8. **How to graph it:** To graph this circle, you would find the point $(1, -3)$ on your graph paper. That's the very middle of your circle. Then, from that center, you would count 2 units up, 2 units down, 2 units left, and 2 units right, and draw a nice round circle through those points!

Alternative answer

Answer:
The standard form of the equation of the circle is $(x-1)^2 + (y+3)^2 = 4$.
The center of the circle is $(1, -3)$ and its radius is $2$.

Explain
This is a question about <the equation of a circle and how to change its form using "completing the square">. The solving step is:

Hey friend! We've got this equation for a circle, but it's a bit jumbled up. To make it easy to see where the circle is and how big it is, we need to put it in a "standard" form: $(x-h)^2 + (y-k)^2 = r^2$. It's like tidying up your room so you can find things easily! We'll use a neat trick called "completing the square".

1. **Gather the like terms:** First, let's gather all the 'x' stuff together and all the 'y' stuff together. We'll also kick the plain number (the constant) to the other side of the equals sign.
$$x^{2}+y^{2}-2x + 6y + 6 = 0$$
Group the x's and y's:
$$(x^2 - 2x) + (y^2 + 6y) = -6$$

2. **Complete the square for the 'x' terms:** Now, for the 'x' part ($x^2 - 2x$), we want to turn it into something like $(x-a)^2$. To do that, we take the number next to the 'x' (which is -2), cut it in half (-1), and then square it ($(-1)^2 = 1$). We add this '1' to both sides of our equation to keep it fair and balanced!
$$(x^2 - 2x + 1) + (y^2 + 6y) = -6 + 1$$

3. **Complete the square for the 'y' terms:** We do the same thing for the 'y' part ($y^2 + 6y$). The number next to 'y' is 6. Half of 6 is 3, and 3 squared is 9. So, we add '9' to both sides of the equation too!
$$(x^2 - 2x + 1) + (y^2 + 6y + 9) = -6 + 1 + 9$$

4. **Rewrite as squared terms and simplify:** Now, those messy 'x' and 'y' parts are neat little squares!
* $(x^2 - 2x + 1)$ becomes $(x-1)^2$
* And $(y^2 + 6y + 9)$ becomes $(y+3)^2$
On the other side, we just add up all the numbers: $-6 + 1 + 9 = 4$.

So, our equation becomes:
$$(x-1)^2 + (y+3)^2 = 4$$

5. **Identify the center and radius:** And voilà! We have the standard form. From this, we can easily tell where the center of the circle is and how big its radius is:
* The center $(h,k)$ is $(1, -3)$. Remember, it's $(x-h)$ and $(y-k)$, so if it's $(y+3)$, it means $k=-3$.
* The radius squared ($r^2$) is $4$, so the radius ($r$) is $\sqrt{4} = 2$.

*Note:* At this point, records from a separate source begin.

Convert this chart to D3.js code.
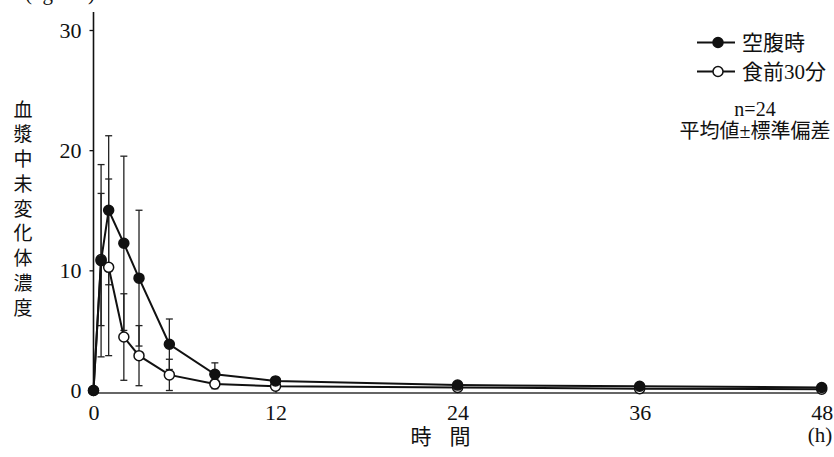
<!DOCTYPE html>
<html>
<head>
<meta charset="utf-8">
<script src="https://cdn.jsdelivr.net/npm/d3@7"></script>
<style>
  body { margin: 0; background: #fff; }
  svg { display: block; }
  text { font-family: "Liberation Serif", "Noto Sans CJK JP", serif; fill: #111; }
</style>
</head>
<body>
<svg id="chart"></svg>
<script>
// sampling times (h)
const times = [0, 0.5, 1, 2, 3, 5, 8, 12, 24, 36, 48];
// 空腹時 (fasting) mean and SD
const fasting = [0, 10.8, 15.0, 12.25, 9.35, 3.85, 1.35, 0.8, 0.45, 0.35, 0.25];
const fastingSD = [0, 8.0, 6.2, 7.25, 5.65, 2.1, 0.95, 0.3, 0.2, 0.1, 0.1];
// 食前30分 (30 min before meal) mean and SD
const beforeMeal = [0, 10.9, 10.25, 4.45, 2.9, 1.3, 0.55, 0.35, 0.25, 0.15, 0.1];
const beforeMealSD = [0, 5.5, 7.35, 3.6, 2.5, 1.3, 0.4, 0.2, 0.1, 0.1, 0.05];

const xTicks = [0, 12, 24, 36, 48];
const yTicks = [0, 10, 20, 30];
const yLabelChars = ["血", "漿", "中", "未", "変", "化", "体", "濃", "度"];
const xLabelChars = ["時", "間"];
const legendLabels = ["空腹時", "食前30分"];

const width = 834, height = 457;
const svg = d3.select("#chart").attr("width", width).attr("height", height);

const x = d3.scaleLinear().domain([0, 48]).range([93.5, 821.7]);
const y = d3.scaleLinear().domain([0, 30]).range([390.5, 30]);
const axisY = 393;

// axes
const yAxis = svg.append("g")
  .attr("transform", `translate(${x(0)},0)`)
  .call(d3.axisLeft(y).tickValues(yTicks).tickSize(4).tickPadding(8));
yAxis.select(".domain").remove();
yAxis.selectAll("line").attr("stroke", "#111").attr("stroke-width", 1.3);
yAxis.selectAll("text").attr("font-size", 22).attr("font-family", "Liberation Serif");

const xAxis = svg.append("g")
  .attr("transform", `translate(0,${axisY})`)
  .call(d3.axisBottom(x).tickValues(xTicks).tickSize(-4).tickPadding(11));
xAxis.select(".domain").remove();
xAxis.selectAll("line").attr("stroke", "#111").attr("stroke-width", 1.3);
xAxis.selectAll("text").attr("font-size", 22).attr("font-family", "Liberation Serif");

svg.append("line")
  .attr("x1", x(0)).attr("x2", x(0)).attr("y1", axisY).attr("y2", 12)
  .attr("stroke", "#111").attr("stroke-width", 1.6);
svg.append("line")
  .attr("x1", x(0)).attr("x2", x(48)).attr("y1", axisY).attr("y2", axisY)
  .attr("stroke", "#333").attr("stroke-width", 1.6);

// axis titles (unit label is cut at the top edge like the original)
svg.append("text").attr("x", 60).attr("y", 0).attr("text-anchor", "middle")
  .attr("font-size", 21).text("(ng/mL)");
svg.append("g").selectAll("text").data(yLabelChars).join("text")
  .attr("x", 23).attr("y", (d, i) => 110 + i * 24.75)
  .attr("dy", "0.35em").attr("text-anchor", "middle")
  .attr("font-size", 19).text(d => d);
svg.append("g").selectAll("text").data(xLabelChars).join("text")
  .attr("x", (d, i) => 421 + i * 39).attr("y", 437).attr("dy", "0.35em")
  .attr("text-anchor", "middle").attr("font-size", 21).text(d => d);
svg.append("text").attr("x", 820).attr("y", 435).attr("dy", "0.35em")
  .attr("text-anchor", "middle").attr("font-size", 21).text("(h)");

// error bars
function errorBars(means, sds) {
  const g = svg.append("g").attr("stroke", "#222").attr("stroke-width", 1.3);
  times.forEach((t, i) => {
    if (!sds[i]) return;
    const lo = y(Math.max(0, means[i] - sds[i])), hi = y(means[i] + sds[i]);
    g.append("line").attr("x1", x(t)).attr("x2", x(t)).attr("y1", lo).attr("y2", hi);
    g.append("line").attr("x1", x(t) - 3.5).attr("x2", x(t) + 3.5).attr("y1", hi).attr("y2", hi);
    g.append("line").attr("x1", x(t) - 3.5).attr("x2", x(t) + 3.5).attr("y1", lo).attr("y2", lo);
  });
}
errorBars(fasting, fastingSD);
errorBars(beforeMeal, beforeMealSD);

const line = d3.line().x(d => x(d[0])).y(d => y(d[1]));

function series(means, filled) {
  const pts = times.map((t, i) => [t, means[i]]);
  svg.append("path").datum(pts).attr("d", line)
    .attr("fill", "none").attr("stroke", "#111").attr("stroke-width", 2);
  svg.append("g").selectAll("circle").data(pts).join("circle")
    .attr("cx", d => x(d[0])).attr("cy", d => y(d[1]))
    .attr("r", 5)
    .attr("fill", filled ? "#111" : "#fff")
    .attr("stroke", "#111").attr("stroke-width", 1.5);
}
series(beforeMeal, false);
series(fasting, true);

// legend
const legend = svg.append("g");
legendLabels.forEach((lab, i) => {
  const ly = 42.5 + i * 29;
  legend.append("line").attr("x1", 697).attr("x2", 735).attr("y1", ly).attr("y2", ly)
    .attr("stroke", "#111").attr("stroke-width", 2);
  legend.append("circle").attr("cx", 718).attr("cy", ly).attr("r", 5)
    .attr("fill", i === 0 ? "#111" : "#fff").attr("stroke", "#111").attr("stroke-width", 1.5);
  legend.append("text").attr("x", 742).attr("y", ly).attr("dy", "0.35em")
    .attr("font-size", 21).text(lab);
});
legend.append("text").attr("x", 755).attr("y", 109).attr("dy", "0.35em")
  .attr("text-anchor", "middle").attr("font-size", 20).text("n=24");
legend.append("text").attr("x", 755).attr("y", 131).attr("dy", "0.35em")
  .attr("text-anchor", "middle").attr("font-size", 20).text("平均値±標準偏差");
</script>
</body>
</html>
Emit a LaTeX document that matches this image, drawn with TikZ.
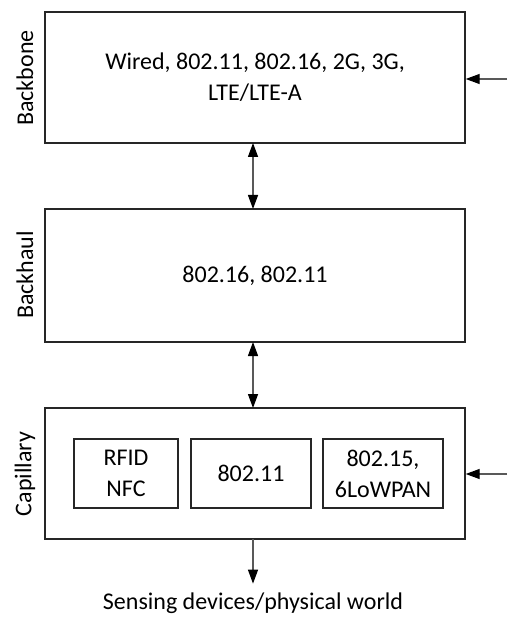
\documentclass[tikz,border=0pt]{standalone}
\usepackage{fontspec}
\setmainfont{Carlito}
\usetikzlibrary{arrows.meta}
\begin{document}
\begin{tikzpicture}[x=1pt,y=-1pt,
  every node/.style={font=\fontsize{24}{31}\selectfont},
  layer/.style={draw=black!85, line width=1.4pt, inner sep=0pt},
  sub/.style={draw=black!85, line width=1.1pt, inner sep=0pt, align=center},
  side/.style={rotate=90, inner sep=0pt},
  conn/.style={draw=black!65, line width=1.3pt},
  head/.tip={Triangle[width=10pt,length=14pt,color=black]},
  tip/.style={-head},
  tips/.style={head-head}]
\useasboundingbox (0,0) rectangle (507,617);
% layer boxes
\node[layer, minimum width=420pt, minimum height=131pt, align=center] (bb) at (255,77.5)
  {Wired, 802.11, 802.16, 2G, 3G,\\LTE/LTE-A};
\node[layer, minimum width=420pt, minimum height=133pt] (bh) at (255,275.5) {802.16, 802.11};
\node[layer, minimum width=420pt, minimum height=131pt] (cap) at (255,473.5) {};
% inner boxes
\node[sub, minimum width=104pt, minimum height=69pt] (rfid) at (126,473.5) {RFID\\NFC};
\node[sub, minimum width=120pt, minimum height=69pt] (wifi) at (251,473.5) {802.11};
\node[sub, minimum width=120pt, minimum height=69pt] (zig) at (383,473.5) {802.15,\\6LoWPAN};
% side labels
\node[side] (lbb) at (25,78) {Backbone};
\node[side] (lbh) at (25,275) {Backhaul};
\node[side] (lcap) at (25,474) {Capillary};
% bottom label
\node[inner sep=0pt, anchor=base] (sense) at (253,609.5) {Sensing devices/physical world};
% connectors
\coordinate (inbb) at (507,79);
\coordinate (incap) at (507,474);
\draw[conn, tips] (253,143) -- (253,209);
\draw[conn, tips] (253,342) -- (253,408);
\draw[conn, tip] (inbb) -- (inbb -| bb.east);
\draw[conn, tip] (incap) -- (incap -| cap.east);
\draw[conn, tip, shorten >=9pt] (253,539) -- (sense.north -| 253,0);
\end{tikzpicture}
\end{document}
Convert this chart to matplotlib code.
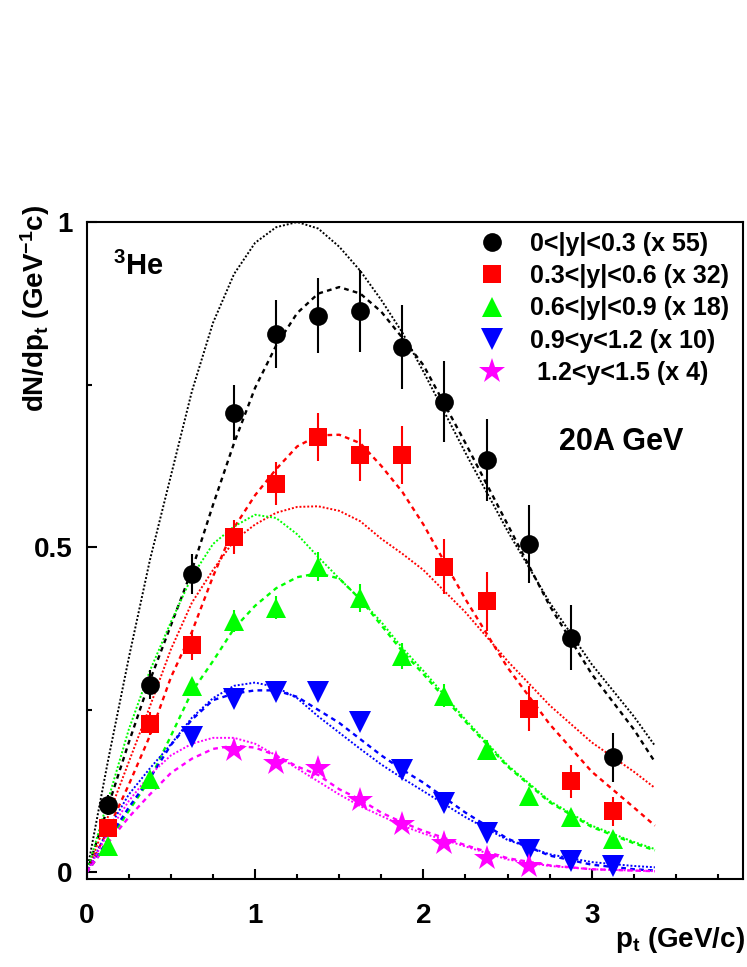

6. **Graphing the circle:** To graph this circle with a graphing utility, you would input the equation $(x-1)^2 + (y+3)^2 = 4$. If you were drawing it by hand, you'd go to the center point $(1, -3)$, then count out 2 units in all directions (up, down, left, right) from the center, and draw a nice round circle through those points!